Task statement
Select, from the data, each line where "that" occurs.

--------------------------------

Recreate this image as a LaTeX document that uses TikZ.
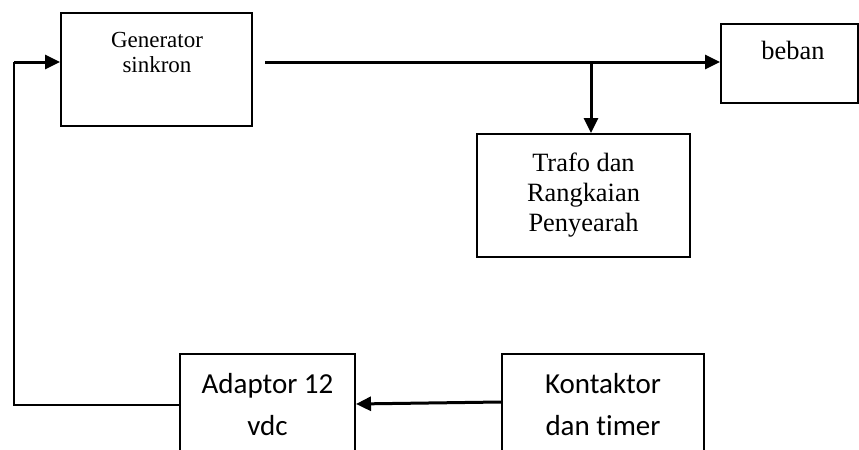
\documentclass[tikz,border=0pt]{standalone}
\usepackage{fontspec}
\setmainfont{Liberation Serif}
\newfontfamily\calibri[Ligatures=CommonOff]{Carlito}
\usetikzlibrary{arrows.meta}

\begin{document}
\begin{tikzpicture}[x=0.5pt, y=-0.5pt,
  box/.style = {draw, line width=1pt, inner sep=0pt},
  serif/.style = {font=\fontsize{13.2}{15}\selectfont, align=center},
  sans/.style = {font=\calibri\fontsize{14.5}{21}\selectfont, align=center},
  flow/.style = {line width=1.5pt, -{Triangle[length=7.5pt, width=7pt]}}]
          \useasboundingbox (0,0) rectangle (859,450);
          \clip (0,0) rectangle (859,450);
          % Define nodes
          \node[box, minimum width=95.5pt, minimum height=56.5pt] (gen) at (156.5,69.5) {};
          \node[font=\fontsize{11.5}{12.5}\selectfont, align=center] (gentext) at (157,52) {Generator\\sinkron};
          \node[box, minimum width=68.5pt, minimum height=39.5pt] (beban) at (789.5,63.5) {};
          \node[serif] (bebantext) at (793,50) {beban};
          \node[box, serif, minimum width=106.5pt, minimum height=61.5pt] (trafo) at (583.5,195.5) {Trafo dan\\Rangkaian\\Penyearah};
          \node[box, sans, minimum width=87.5pt, minimum height=51pt] (adaptor) at (267.5,405) {Adaptor 12\\vdc};
          \node[box, sans, minimum width=101pt, minimum height=51pt] (kontaktor) at (603,405) {Kontaktor\\dan timer};
          % Add edges
          \coordinate (out) at (265,62);
          \coordinate (tap) at (591,62);
          \coordinate (back) at (14,62);
          \draw[flow] (out) -- (out -| beban.west);
          \draw[flow] (tap) -- (tap |- trafo.north);
          \draw[flow] ([yshift=1.5pt]kontaktor.west) -- ([yshift=0.5pt]adaptor.east);
          \draw[line width=1pt] (adaptor.west) -| (back);
          \draw[flow] (back) -- (back -| gen.west);
        \end{tikzpicture}
\end{document}
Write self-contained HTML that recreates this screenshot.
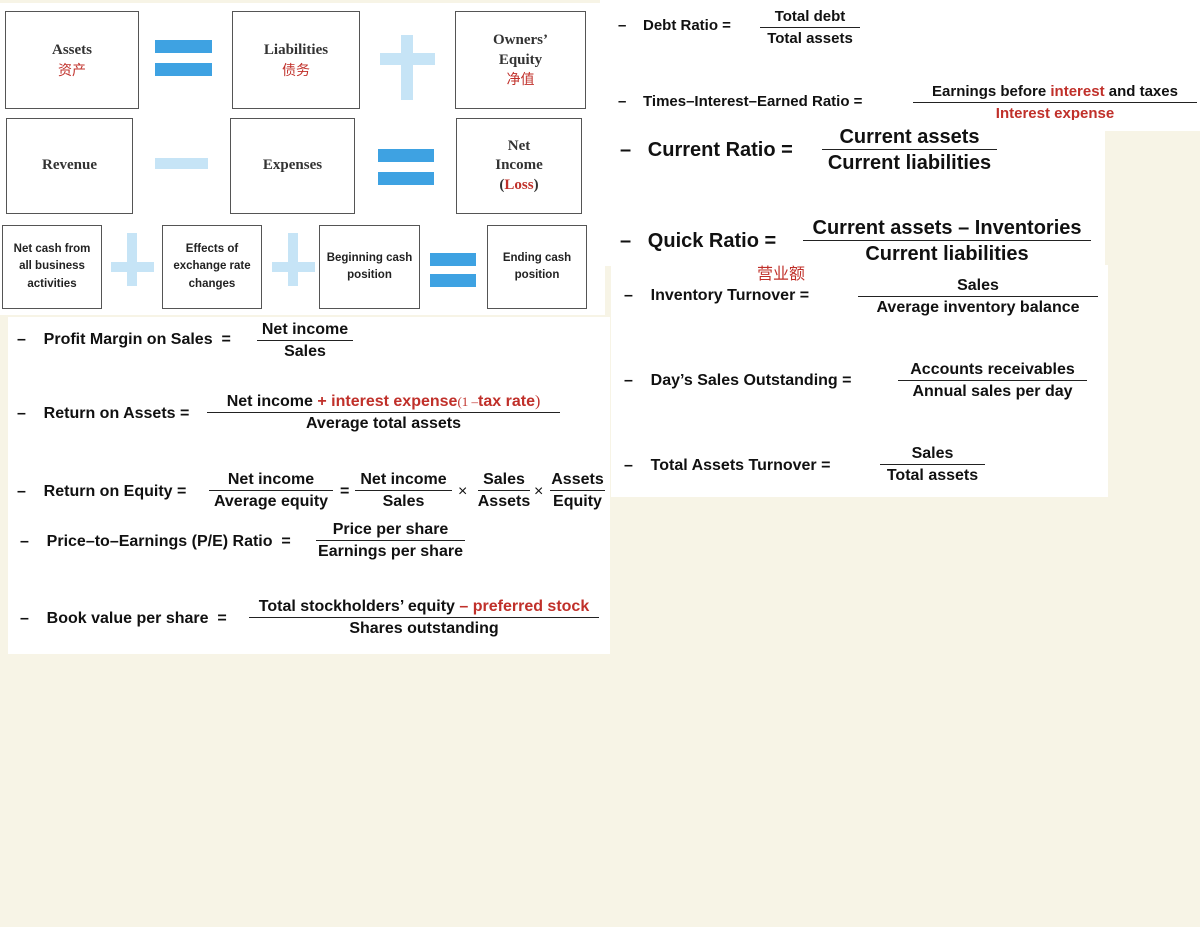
<!DOCTYPE html>
<html><head><meta charset="utf-8"><style>
body{margin:0;width:1200px;height:927px;background:#f7f4e6;position:relative;overflow:hidden;font-family:"Liberation Sans","Noto Sans CJK SC",sans-serif;color:#111}
.p{position:absolute;background:#fff}
.b{position:absolute;border:1.5px solid #555;box-sizing:border-box;background:#fff;display:flex;flex-direction:column;align-items:center;justify-content:center;text-align:center;font-family:"Liberation Serif","Noto Serif CJK SC",serif;font-weight:bold;font-size:15px;color:#333;line-height:1.3}
.s{font-family:"Liberation Sans",sans-serif;font-size:11.5px;line-height:1.5;color:#222}
.r{position:absolute}
.dk{background:#3ea2e2}.lt{background:#c6e4f6}
.l{position:absolute;font-weight:bold;font-size:16px;white-space:nowrap;line-height:18px}
.f{position:absolute;height:0;border-top:1.5px solid #222;font-weight:bold;font-size:16px;white-space:nowrap;line-height:18px}
.n,.d{position:absolute;left:-40px;right:-40px;display:flex;justify-content:center}
.n{bottom:2px}.d{top:2px}
.red{color:#c0302a}
.hw{color:#c0302a;font-family:"Noto Sans CJK SC",sans-serif;font-weight:normal;font-size:14px}
</style></head><body>
<div class="p" style="left:0;top:3px;width:605px;height:312px"></div>
<div class="p" style="left:600px;top:0;width:600px;height:131px"></div>
<div class="p" style="left:601px;top:131px;width:504px;height:135px"></div>
<div class="p" style="left:611px;top:265px;width:497px;height:232px"></div>
<div class="p" style="left:8px;top:317px;width:602px;height:337px"></div>

<div class="b" style="left:5px;top:11px;width:134px;height:98px">Assets<span class="hw">资产</span></div>
<div class="r dk" style="left:155px;top:40px;width:57px;height:13px"></div>
<div class="r dk" style="left:155px;top:63px;width:57px;height:13px"></div>
<div class="b" style="left:232px;top:11px;width:128px;height:98px">Liabilities<span class="hw">债务</span></div>
<div class="r lt" style="left:401px;top:35px;width:12px;height:65px"></div>
<div class="r lt" style="left:380px;top:53px;width:55px;height:12px"></div>
<div class="b" style="left:455px;top:11px;width:131px;height:98px"><span>Owners’</span><span>Equity</span><span class="hw">净值</span></div>
<div class="b" style="left:6px;top:118px;width:127px;height:96px">Revenue</div>
<div class="r lt" style="left:155px;top:158px;width:53px;height:11px"></div>
<div class="b" style="left:230px;top:118px;width:125px;height:96px">Expenses</div>
<div class="r dk" style="left:378px;top:149px;width:56px;height:13px"></div>
<div class="r dk" style="left:378px;top:172px;width:56px;height:13px"></div>
<div class="b" style="left:456px;top:118px;width:126px;height:96px"><span>Net</span><span>Income</span><span>(<span class="red">Loss</span>)</span></div>
<div class="b s" style="left:2px;top:225px;width:100px;height:84px"><span>Net cash from</span><span>all business</span><span>activities</span></div>
<div class="r lt" style="left:127px;top:233px;width:10px;height:53px"></div>
<div class="r lt" style="left:111px;top:262px;width:43px;height:10px"></div>
<div class="b s" style="left:162px;top:225px;width:100px;height:84px"><span>Effects of</span><span>exchange rate</span><span>changes</span></div>
<div class="r lt" style="left:288px;top:233px;width:10px;height:53px"></div>
<div class="r lt" style="left:272px;top:262px;width:43px;height:10px"></div>
<div class="b s" style="left:319px;top:225px;width:101px;height:84px"><span>Beginning cash</span><span>position</span></div>
<div class="r dk" style="left:430px;top:253px;width:46px;height:13px"></div>
<div class="r dk" style="left:430px;top:274px;width:46px;height:13px"></div>
<div class="b s" style="left:487px;top:225px;width:100px;height:84px"><span>Ending cash</span><span>position</span></div>

<div class="l" style="left:618px;top:17px;font-size:15px">–&nbsp;&nbsp;&nbsp; Debt Ratio =</div>
<div class="f" style="left:760px;top:27px;width:100px;font-size:15px"><div class="n">Total debt</div><div class="d">Total assets</div></div>

<div class="l" style="left:618px;top:93px;font-size:15px">–&nbsp;&nbsp;&nbsp; Times–Interest–Earned Ratio =</div>
<div style="position:absolute;left:860px;top:60px;width:340px;height:60px;overflow:hidden">
<div class="f" style="left:53px;top:42px;width:284px;font-size:15px"><div class="n">Earnings before&nbsp;<span class="red">interest</span>&nbsp;and taxes</div><div class="d red">Interest expense</div></div>
</div>

<div class="l" style="left:620px;top:139px;font-size:20px;line-height:22px">–&nbsp;&nbsp; Current Ratio =</div>
<div class="f" style="left:822px;top:149px;width:175px;font-size:20px;line-height:22px"><div class="n">Current assets</div><div class="d">Current liabilities</div></div>

<div class="l" style="left:620px;top:230px;font-size:20px;line-height:22px">–&nbsp;&nbsp; Quick Ratio =</div>
<div class="f" style="left:803px;top:240px;width:288px;font-size:20px;line-height:22px"><div class="n">Current assets – Inventories</div><div class="d">Current liabilities</div></div>

<div class="hw" style="position:absolute;left:757px;top:260px;font-size:16px">营业额</div>
<div class="l" style="left:624px;top:287px">–&nbsp;&nbsp;&nbsp; Inventory Turnover =</div>
<div class="f" style="left:858px;top:296px;width:240px"><div class="n">Sales</div><div class="d">Average inventory balance</div></div>

<div class="l" style="left:624px;top:372px">–&nbsp;&nbsp;&nbsp; Day’s Sales Outstanding =</div>
<div class="f" style="left:898px;top:380px;width:189px"><div class="n">Accounts receivables</div><div class="d">Annual sales per day</div></div>

<div class="l" style="left:624px;top:457px">–&nbsp;&nbsp;&nbsp; Total Assets Turnover =</div>
<div class="f" style="left:880px;top:464px;width:105px"><div class="n">Sales</div><div class="d">Total assets</div></div>

<div class="l" style="left:17px;top:331px">–&nbsp;&nbsp;&nbsp; Profit Margin on Sales&nbsp;&nbsp;=</div>
<div class="f" style="left:257px;top:340px;width:96px"><div class="n">Net income</div><div class="d">Sales</div></div>

<div class="l" style="left:17px;top:405px">–&nbsp;&nbsp;&nbsp; Return on Assets =</div>
<div class="f" style="left:207px;top:412px;width:353px"><div class="n">Net income&nbsp;<span class="red">+ interest expense<span style="font-family:'Liberation Serif',serif;font-weight:normal;font-size:13px">(1 –</span>tax rate<span style="font-family:'Liberation Serif',serif;font-weight:normal">)</span></span></div><div class="d">Average total assets</div></div>

<div class="l" style="left:17px;top:483px">–&nbsp;&nbsp;&nbsp; Return on Equity =</div>
<div class="f" style="left:209px;top:490px;width:124px"><div class="n">Net income</div><div class="d">Average equity</div></div>
<div class="l" style="left:340px;top:483px">=</div>
<div class="f" style="left:355px;top:490px;width:97px"><div class="n">Net income</div><div class="d">Sales</div></div>
<div class="l" style="left:458px;top:483px;font-weight:normal">×</div>
<div class="f" style="left:478px;top:490px;width:52px"><div class="n">Sales</div><div class="d">Assets</div></div>
<div class="l" style="left:534px;top:483px;font-weight:normal">×</div>
<div class="f" style="left:550px;top:490px;width:55px"><div class="n">Assets</div><div class="d">Equity</div></div>

<div class="l" style="left:20px;top:533px">–&nbsp;&nbsp;&nbsp; Price–to–Earnings (P/E) Ratio&nbsp;&nbsp;=</div>
<div class="f" style="left:316px;top:540px;width:149px"><div class="n">Price per share</div><div class="d">Earnings per share</div></div>

<div class="l" style="left:20px;top:610px">–&nbsp;&nbsp;&nbsp; Book value per share&nbsp;&nbsp;=</div>
<div class="f" style="left:249px;top:617px;width:350px"><div class="n">Total stockholders’ equity&nbsp;<span class="red">– preferred stock</span></div><div class="d">Shares outstanding</div></div>
</body></html>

--------------------------------

Exercise solution
Recreate this image as a LaTeX document that uses TikZ.
Write self-contained HTML that recreates this screenshot.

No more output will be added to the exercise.